Having an eight year old means watching pretty much every PG and U cert movie ever released. Which has its upsides -- 'Finding Nemo', 'The Incredibles' and also it's downsides -- pretty much everything else.
So it was nice to see a grown-up movie last night for a change. That's grown-up as in an 18 cert but not in any other sense.
I hadn't seen the first Crank movie and asked my brother-in-law if I might find the plot hard to follow as a result. He had a good laugh at that. Ten minutes in I kind of understood why.
Starring Jason Statham of 'Transporter' fame, 'Crank 2' bears certain similarities to those movies but appears to have ingested vast quantities of steroids and speed somewhere along the way.

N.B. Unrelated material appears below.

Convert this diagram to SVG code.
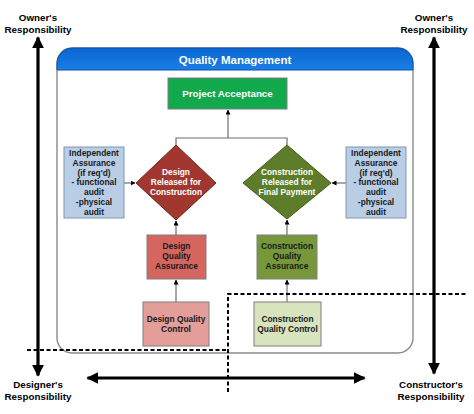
<svg xmlns="http://www.w3.org/2000/svg" width="474" height="414" viewBox="0 0 474 414">
<defs>
<style>
.lbl{font-family:"Liberation Sans",Arial,sans-serif;font-weight:bold;text-anchor:middle}
.big{font-size:9.8px;fill:#000}
.node{font-size:8.4px}
.wt{fill:#fff}
.dk{fill:#1a1a1a}
.box{stroke:#7f7f7f;stroke-width:1}
.con{stroke:#6f6f6f;stroke-width:1.2;fill:none}
.thick{stroke:#000;stroke-width:3.2;fill:none}
.dash{stroke:#000;stroke-width:2;stroke-dasharray:4 2.5;fill:none}
</style>
<marker id="sa" viewBox="0 0 10 10" refX="9" refY="5" markerWidth="5" markerHeight="5" orient="auto" markerUnits="userSpaceOnUse"><path d="M0,0 L10,5 L0,10 z" fill="#000"/></marker>
<marker id="ba" viewBox="0 0 10 10" refX="9" refY="5" markerWidth="12" markerHeight="12" orient="auto-start-reverse" markerUnits="userSpaceOnUse"><path d="M0,0 L10,5 L0,10 z" fill="#000"/></marker>
<linearGradient id="hg" x1="0" y1="0" x2="0" y2="1"><stop offset="0" stop-color="#0a66d0"/><stop offset="1" stop-color="#1a7fe6"/></linearGradient>
</defs>

<g id="container">
<rect x="57" y="48" width="356" height="305" rx="15" ry="15" fill="#fff" stroke="#8a8a8a" stroke-width="1.4"/>
<path d="M57,70 L57,63 A15,15 0 0 1 72,48 L398,48 A15,15 0 0 1 413,63 L413,70 Z" fill="url(#hg)" stroke="#0a55b0" stroke-width="1"/>
<text class="lbl wt" x="235" y="64" font-size="11.5">Quality Management</text>
</g>

<g id="connectors">
<line class="con" x1="228" y1="138" x2="228" y2="110" marker-end="url(#sa)"/>
<polyline class="con" points="176,145 176,138 287,138 287,145"/>
<line class="con" x1="124" y1="183" x2="135" y2="183" marker-end="url(#sa)"/>
<line class="con" x1="346" y1="183" x2="332" y2="183" marker-end="url(#sa)"/>
<line class="con" x1="176" y1="235" x2="176" y2="221" marker-end="url(#sa)"/>
<line class="con" x1="287" y1="235" x2="287" y2="220" marker-end="url(#sa)"/>
<line class="con" x1="176" y1="302" x2="176" y2="280" marker-end="url(#sa)"/>
<line class="con" x1="287" y1="302" x2="287" y2="280" marker-end="url(#sa)"/>
</g>

<g id="project-acceptance">
<rect class="box" x="168" y="78" width="119" height="31" fill="#12a84c"/>
<text class="lbl wt" x="227.5" y="97" font-size="9.8">Project Acceptance</text>
</g>

<g id="design-released">
<polygon points="176,145 216,183 176,220 136,183" fill="#a2372f" stroke="#6e2520" stroke-width="1"/>
<text class="lbl node wt" x="176" y="175">Design</text>
<text class="lbl node wt" x="176" y="185">Released for</text>
<text class="lbl node wt" x="176" y="195">Construction</text>
</g>

<g id="construction-released">
<polygon points="287,145 331,183 287,219 243,183" fill="#5d7d2b" stroke="#435c1d" stroke-width="1"/>
<text class="lbl node wt" x="287" y="175">Construction</text>
<text class="lbl node wt" x="287" y="185">Released for</text>
<text class="lbl node wt" x="287" y="195">Final Payment</text>
</g>

<g id="ia-left">
<rect x="64" y="147" width="60" height="71" fill="#b9cde5" stroke="#7f95b3" stroke-width="1"/>
<text class="lbl node dk" x="94" y="156">Independent</text>
<text class="lbl node dk" x="94" y="166">Assurance</text>
<text class="lbl node dk" x="94" y="175.5">(if req'd)</text>
<text class="lbl node dk" x="94" y="185">- functional</text>
<text class="lbl node dk" x="94" y="195">audit</text>
<text class="lbl node dk" x="94" y="205">-physical</text>
<text class="lbl node dk" x="94" y="214.5">audit</text>
</g>

<g id="ia-right">
<rect x="346" y="147" width="60" height="71" fill="#b9cde5" stroke="#7f95b3" stroke-width="1"/>
<text class="lbl node dk" x="376" y="156">Independent</text>
<text class="lbl node dk" x="376" y="166">Assurance</text>
<text class="lbl node dk" x="376" y="175.5">(if req'd)</text>
<text class="lbl node dk" x="376" y="185">- functional</text>
<text class="lbl node dk" x="376" y="195">audit</text>
<text class="lbl node dk" x="376" y="205">-physical</text>
<text class="lbl node dk" x="376" y="214.5">audit</text>
</g>

<g id="design-qa">
<rect class="box" x="147" y="235" width="59" height="44" fill="#d5665f"/>
<text class="lbl node dk" x="176.5" y="249">Design</text>
<text class="lbl node dk" x="176.5" y="259">Quality</text>
<text class="lbl node dk" x="176.5" y="269">Assurance</text>
</g>

<g id="construction-qa">
<rect class="box" x="257" y="235" width="60" height="44" fill="#76983a"/>
<text class="lbl node dk" x="287" y="249">Construction</text>
<text class="lbl node dk" x="287" y="259">Quality</text>
<text class="lbl node dk" x="287" y="269">Assurance</text>
</g>

<g id="design-qc">
<rect class="box" x="143" y="302" width="66" height="44" fill="#e39e9a"/>
<text class="lbl node dk" x="176" y="322">Design Quality</text>
<text class="lbl node dk" x="176" y="332">Control</text>
</g>

<g id="construction-qc">
<rect class="box" x="254" y="302" width="67" height="44" fill="#d7e4bd"/>
<text class="lbl node dk" x="287.5" y="322">Construction</text>
<text class="lbl node dk" x="287.5" y="332">Quality Control</text>
</g>

<g id="responsibility-axes">
<line class="thick" x1="38" y1="37.5" x2="38" y2="375.5" marker-start="url(#ba)" marker-end="url(#ba)"/>
<line class="thick" x1="434" y1="37.5" x2="434" y2="373.5" marker-start="url(#ba)" marker-end="url(#ba)"/>
<line class="thick" x1="87.5" y1="378" x2="364.5" y2="378" marker-start="url(#ba)" marker-end="url(#ba)"/>
<polyline class="dash" points="27,350 228,350"/>
<polyline class="dash" points="228,392 228,294 466,294"/>
</g>

<g id="labels">
<text class="lbl big" x="38" y="21">Owner's</text>
<text class="lbl big" x="38" y="33">Responsibility</text>
<text class="lbl big" x="434" y="21">Owner's</text>
<text class="lbl big" x="434" y="33">Responsibility</text>
<text class="lbl big" x="38" y="388">Designer's</text>
<text class="lbl big" x="38" y="400">Responsibility</text>
<text class="lbl big" x="431" y="388">Constructor's</text>
<text class="lbl big" x="431" y="400">Responsibility</text>
</g>
</svg>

Basically Statham's character (Chev Chevios) is a hitman who has his heart surgically removed and has to get it back before he dies. The end.

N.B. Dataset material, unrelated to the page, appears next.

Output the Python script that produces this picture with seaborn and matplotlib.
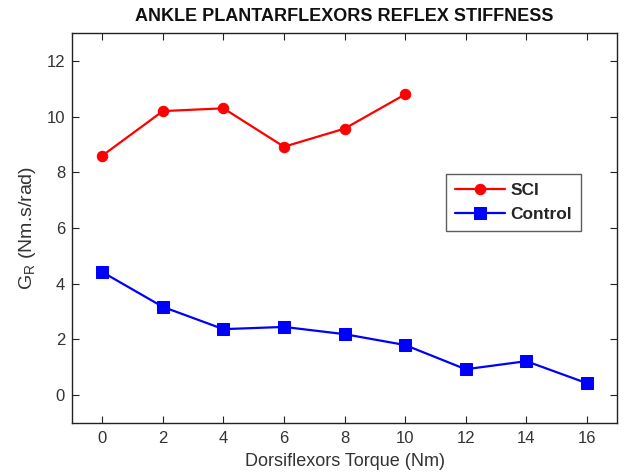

But in between there are 1001 great excuses for copious quantities of mindless violence, gratuitous sex and nudity, generous use of the F and C words, some nasty mutilation and several incredibly tasteless takes on tourettes and racial stereotypes.
So if that lot sounds a bit gross, I personally wouldn't bother, but if you fancy a laugh out loud, gross-out, knuckle-headed actioner where little old ladies get treated like 'his little whore' and a guy with tourettes attempts kung fu, then you've probably just landed in heaven.

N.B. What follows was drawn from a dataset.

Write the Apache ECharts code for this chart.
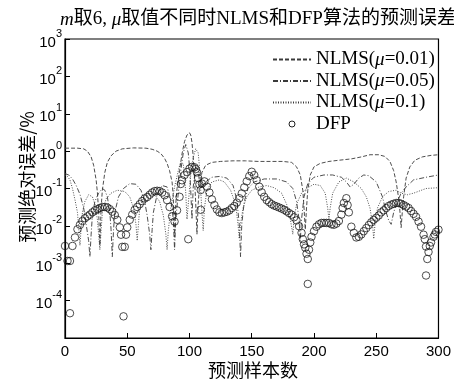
<!DOCTYPE html>
<html><head><meta charset="utf-8">
<script src="https://cdn.jsdelivr.net/npm/echarts@6/dist/echarts.min.js"></script>
<style>html,body{margin:0;padding:0;background:#fff}#c{width:454px;height:382px}</style>
</head><body><div id="c"></div>
<script>
// ---- data (x = sample index, y = absolute error %) ----
var xTicks = [0, 50, 100, 150, 200, 250, 300];
var yTickExponents = [-5, -4, -3, -2, -1, 0, 1, 2, 3];
var seriesNames = ['NLMS(μ=0.01)', 'NLMS(μ=0.05)', 'NLMS(μ=0.1)', 'DFP'];

var nlms001 = [[0,1.2],[5,1.2],[10,1.2],[15,1.15],[18,1.0],[21,0.7],[23,0.42],[25,0.17],[26,0.08],[27,0.025],[28,0.003],[29,0.03],[30,0.09],[32,0.27],[34,0.5],[37,0.75],[41,1.0],[46,1.15],[55,1.22],[65,1.2],[70,1.12],[74,1.0],[77,0.86],[80,0.64],[82,0.47],[84,0.3],[86,0.15],[87,0.06],[88,0.005],[89,0.04],[90,0.1],[92,0.3],[94,0.85],[96,1.8],[98,2.7],[100,3.1],[101,2.7],[102,1.7],[103,0.7],[104,0.2],[105,0.04],[106,0.006],[107,0.04],[108,0.11],[110,0.27],[113,0.42],[118,0.5],[125,0.53],[135,0.55],[145,0.55],[155,0.53],[165,0.53],[175,0.53],[182,0.5],[186,0.38],[189,0.23],[191,0.09],[192,0.03],[193,0.008],[194,0.03],[195,0.09],[197,0.23],[200,0.38],[205,0.47],[212,0.53],[220,0.57],[230,0.62],[238,0.7],[245,0.8],[252,0.8],[257,0.72],[261,0.53],[264,0.3],[266,0.15],[268,0.055],[269,0.025],[270,0.009],[271,0.025],[272,0.06],[274,0.19],[277,0.38],[281,0.57],[287,0.7],[294,0.77],[300,0.8]];

var nlms005 = [[0,0.25],[3,0.23],[6,0.18],[9,0.12],[12,0.07],[15,0.03],[17,0.011],[19,0.004],[20,0.0015],[21,0.006],[22,0.019],[24,0.045],[27,0.075],[30,0.1],[32,0.09],[34,0.06],[36,0.023],[37,0.008],[38,0.0015],[39,0.008],[40,0.023],[43,0.06],[47,0.1],[52,0.135],[57,0.13],[61,0.09],[64,0.045],[66,0.019],[68,0.006],[69,0.0023],[70,0.008],[71,0.023],[74,0.07],[78,0.12],[82,0.11],[85,0.05],[87,0.015],[88,0.0023],[89,0.015],[91,0.075],[93,0.3],[95,0.9],[97,1.5],[99,0.9],[100,0.38],[101,0.09],[102,0.015],[103,0.11],[105,0.38],[106,0.42],[107,0.3],[108,0.15],[110,0.11],[113,0.15],[118,0.2],[124,0.21],[130,0.19],[135,0.12],[138,0.05],[140,0.011],[141,0.0015],[142,0.011],[144,0.045],[147,0.1],[152,0.15],[160,0.18],[170,0.18],[178,0.15],[183,0.1],[186,0.045],[188,0.015],[189,0.004],[190,0.015],[192,0.06],[195,0.135],[200,0.2],[208,0.23],[215,0.23],[222,0.2],[226,0.15],[229,0.11],[232,0.13],[236,0.19],[240,0.23],[244,0.22],[250,0.15],[255,0.06],[258,0.023],[260,0.014],[262,0.011],[264,0.023],[267,0.045],[270,0.075],[274,0.11],[280,0.17],[290,0.2],[300,0.23]];

var nlms01 = [[0,0.23],[2,0.21],[4,0.17],[6,0.1],[8,0.05],[10,0.023],[11,0.009],[12,0.003],[13,0.009],[14,0.023],[16,0.045],[19,0.068],[22,0.06],[24,0.038],[26,0.015],[27,0.006],[28,0.0023],[29,0.0075],[30,0.023],[33,0.053],[37,0.075],[42,0.09],[48,0.083],[52,0.06],[55,0.03],[57,0.011],[58,0.004],[59,0.011],[60,0.03],[63,0.06],[67,0.075],[72,0.068],[76,0.045],[79,0.019],[81,0.006],[82,0.0023],[83,0.0075],[85,0.03],[88,0.11],[91,0.3],[93,0.53],[95,0.45],[96,0.23],[97,0.075],[98,0.015],[99,0.038],[101,0.23],[103,0.68],[105,1.15],[106,1.2],[107,0.9],[108,0.38],[109,0.09],[110,0.023],[111,0.0075],[112,0.03],[114,0.09],[118,0.15],[124,0.17],[128,0.15],[133,0.09],[137,0.038],[139,0.011],[140,0.0045],[141,0.011],[143,0.03],[146,0.06],[150,0.09],[156,0.11],[162,0.12],[168,0.105],[174,0.075],[178,0.038],[181,0.015],[183,0.006],[184,0.015],[186,0.038],[190,0.075],[195,0.105],[200,0.13],[205,0.12],[209,0.075],[211,0.03],[212,0.015],[213,0.03],[215,0.075],[220,0.15],[226,0.19],[232,0.15],[238,0.1],[242,0.06],[245,0.03],[247,0.011],[248,0.0045],[249,0.011],[251,0.03],[255,0.06],[260,0.083],[266,0.09],[270,0.075],[275,0.068],[280,0.075],[290,0.1],[300,0.105]];

var dfp = [[0,2.9e-3],[2,1.15e-3],[4,1.15e-3],[6,2.9e-3],[8,4.9e-3],[10,8.1e-3],[12,1.07e-2],[14,1.35e-2],[16,1.6e-2],[18,1.8e-2],[20,2.0e-2],[22,2.3e-2],[24,2.6e-2],[26,2.8e-2],[28,3.0e-2],[30,3.2e-2],[32,3.2e-2],[34,3.1e-2],[36,2.8e-2],[38,2.4e-2],[40,1.95e-2],[42,1.45e-2],[44,9.1e-3],[45,5.8e-3],[46,2.75e-3],[48,2.75e-3],[49,5.8e-3],[50,9.1e-3],[52,1.45e-2],[54,2.0e-2],[56,2.7e-2],[58,3.2e-2],[60,3.8e-2],[62,4.6e-2],[64,5.4e-2],[66,5.9e-2],[68,6.8e-2],[70,7.8e-2],[72,8.5e-2],[74,8.7e-2],[76,8.5e-2],[78,7.8e-2],[80,6.6e-2],[82,4.9e-2],[84,3.2e-2],[86,1.8e-2],[88,1.3e-2],[90,2.6e-2],[92,6.0e-2],[93,0.132],[94,0.166],[96,0.229],[98,0.275],[100,0.34],[102,0.38],[104,0.37],[105,0.33],[106,0.27],[107,0.19],[108,0.129],[109,9.1e-2],[110,0.135],[112,0.155],[114,0.112],[116,7.8e-2],[118,5.1e-2],[120,3.6e-2],[122,2.75e-2],[124,2.3e-2],[126,2.2e-2],[128,2.3e-2],[130,2.4e-2],[132,2.6e-2],[134,3.0e-2],[136,3.4e-2],[138,4.2e-2],[140,5.5e-2],[142,7.4e-2],[144,0.107],[146,0.155],[148,0.214],[150,0.28],[152,0.229],[154,0.166],[156,0.112],[158,7.9e-2],[160,6.0e-2],[162,4.9e-2],[164,4.3e-2],[166,3.8e-2],[168,3.5e-2],[170,3.3e-2],[172,3.1e-2],[174,2.9e-2],[176,2.7e-2],[178,2.45e-2],[180,2.2e-2],[182,2.0e-2],[184,1.7e-2],[186,1.4e-2],[188,9.8e-3],[190,6.5e-3],[191,4.4e-3],[192,3.2e-3],[193,2.6e-3],[194,1.8e-3],[195,1.3e-3],[196,2.3e-3],[197,3.6e-3],[198,5.1e-3],[200,7.2e-3],[202,9.5e-3],[204,1.1e-2],[206,1.2e-2],[208,1.2e-2],[210,1.2e-2],[212,1.2e-2],[214,1.1e-2],[216,1.07e-2],[218,1.15e-2],[220,1.35e-2],[222,2.0e-2],[223,3.0e-2],[224,4.1e-2],[226,5.5e-2],[227,3.6e-2],[228,2.3e-2],[230,9.5e-3],[232,6.5e-3],[234,4.9e-3],[236,5.1e-3],[238,5.9e-3],[240,7.2e-3],[242,8.7e-3],[244,1.05e-2],[246,1.25e-2],[248,1.45e-2],[250,1.65e-2],[252,1.9e-2],[254,2.3e-2],[256,2.6e-2],[258,3.0e-2],[260,3.4e-2],[262,3.7e-2],[264,3.9e-2],[266,4.1e-2],[268,4.1e-2],[270,3.9e-2],[272,3.6e-2],[274,3.3e-2],[276,3.0e-2],[278,2.5e-2],[280,2.1e-2],[282,1.75e-2],[284,1.3e-2],[286,9.5e-3],[288,5.8e-3],[289,4.4e-3],[290,2.8e-3],[291,1.3e-3],[292,2.0e-3],[293,2.9e-3],[294,3.6e-3],[296,5.1e-3],[297,5.9e-3],[298,6.9e-3],[300,7.9e-3]];
var dfpOutliers = [[4,4.6e-5],[47,3.8e-5],[99,4.4e-3],[109,2.7e-2],[195,2.8e-4],[290,4.7e-4]];

var titleText = '{i|m}取6, {i|μ}取值不同时NLMS和DFP算法的预测误差';
var xName = '预测样本数';
var yName = '预测绝对误差/%';

// ---- chart ----
var chart = echarts.init(document.getElementById('c'), null, {renderer: 'canvas'});
var serif = '"Liberation Serif","Noto Sans CJK SC",serif';
var sans = '"Liberation Sans",Arial,sans-serif';
var cjk = '"Noto Sans CJK SC",sans-serif';
var lineColor = '#3a3a3a';
var circleStyle = {color: 'rgba(0,0,0,0)', borderColor: '#151515', borderWidth: 0.95};

chart.setOption({
  animation: false,
  backgroundColor: '#fff',
  title: {
    text: titleText, left: 55, top: 5,
    textStyle: {fontFamily: serif, fontSize: 19, fontWeight: 'normal', color: '#000',
      rich: {i: {fontFamily: serif, fontSize: 19, fontStyle: 'italic', color: '#000'}}}
  },
  legend: {
    orient: 'vertical', left: 267, top: 45, itemWidth: 38, itemHeight: 6, itemGap: 2.5,
    itemStyle: {opacity: 0},
    data: [
      {name: seriesNames[0]}, {name: seriesNames[1]}, {name: seriesNames[2]},
      {name: seriesNames[3], itemStyle: {opacity: 1, color: 'rgba(0,0,0,0)', borderColor: '#151515', borderWidth: 0.95}}
    ],
    formatter: function (n) { return n.replace('μ', '{i|μ}'); },
    textStyle: {fontFamily: serif, fontSize: 19, color: '#000', lineHeight: 19,
      rich: {i: {fontFamily: serif, fontSize: 19, fontStyle: 'italic', color: '#000', lineHeight: 19}}}
  },
  grid: {left: 65, right: 12, top: 39, bottom: 44, show: true, borderColor: '#000', borderWidth: 1.2, backgroundColor: 'transparent'},
  xAxis: {
    type: 'value', min: xTicks[0], max: xTicks[xTicks.length - 1], interval: 50,
    axisLine: {lineStyle: {color: '#000', width: 1.2}},
    axisTick: {inside: true, length: 5, lineStyle: {color: '#000'}},
    axisLabel: {fontFamily: sans, fontSize: 15, color: '#000', margin: 6},
    splitLine: {show: false}
  },
  yAxis: {
    type: 'log', logBase: 10,
    min: Math.pow(10, yTickExponents[0]), max: Math.pow(10, yTickExponents[yTickExponents.length - 1]),
    splitNumber: 8,
    axisLine: {lineStyle: {color: '#000', width: 1.2}},
    axisTick: {inside: true, length: 5, lineStyle: {color: '#000'}},
    minorTick: {show: false},
    axisLabel: {
      margin: 3, color: '#000', fontFamily: sans,
      formatter: function (v) {
        var e = Math.round(Math.log10(v));
        if (e === yTickExponents[0]) return '';
        return '{b|10}{s|' + e + '}';
      },
      rich: {
        b: {fontFamily: sans, fontSize: 15, color: '#000', verticalAlign: 'bottom', lineHeight: 22},
        s: {fontFamily: sans, fontSize: 11, color: '#000', verticalAlign: 'top', lineHeight: 22}
      }
    },
    splitLine: {show: false}
  },
  graphic: [
    {type: 'text', x: 253, y: 370, style: {text: xName, font: '18px ' + cjk, fill: '#000', align: 'center', verticalAlign: 'middle'}},
    {type: 'text', x: 27, y: 177, rotation: Math.PI / 2, style: {text: yName, font: '18px ' + cjk, fill: '#000', align: 'center', verticalAlign: 'middle'}}
  ],
  series: [
    {name: seriesNames[0], type: 'line', data: nlms001, symbol: 'none', z: 2,
      lineStyle: {color: lineColor, width: 0.9, type: [4, 2]}, itemStyle: {color: lineColor}},
    {name: seriesNames[1], type: 'line', data: nlms005, symbol: 'none', z: 2,
      lineStyle: {color: lineColor, width: 0.9, type: [5, 2, 1, 2]}, itemStyle: {color: lineColor}},
    {name: seriesNames[2], type: 'line', data: nlms01, symbol: 'none', z: 2,
      lineStyle: {color: lineColor, width: 0.9, type: [1, 1.5]}, itemStyle: {color: lineColor}},
    {name: seriesNames[3], type: 'scatter', data: dfp.concat(dfpOutliers), symbol: 'circle', symbolSize: 7.5, z: 3,
      itemStyle: circleStyle}
  ]
});
</script>
</body></html>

Statham falls out a helicopter and survives, a girl gets hit murderously by a car and gets up and swears and a disembodied head even manages a few expletives, so it's fair to assume that events are not based on a true story.
But lots of things blow up, the body count could fill several morgues and there are more breasts on display than the average poultry processing plant can manage. And older viewers may be surprised to see not only Geri Halliwell but David Carradine making an appearance, both to no great effect, but it's just funny that they're in there.
Statham's body takes more punishment than all of Arnie & Van Damme's films combined and of course he's just fine (until the end anyway mwa ha ha), so don't fret about our hero queueing for hours in A&E like the rest of us.
Great soundtrack too though a few Velvet Acid Christ tunes could have added that extra little smidgeon of cinematic magic.
This is enjoyable, preposterously non-PC nonsense and great for escaping the harsh realities of well pretty much everything. Shocking to admit but I liked it.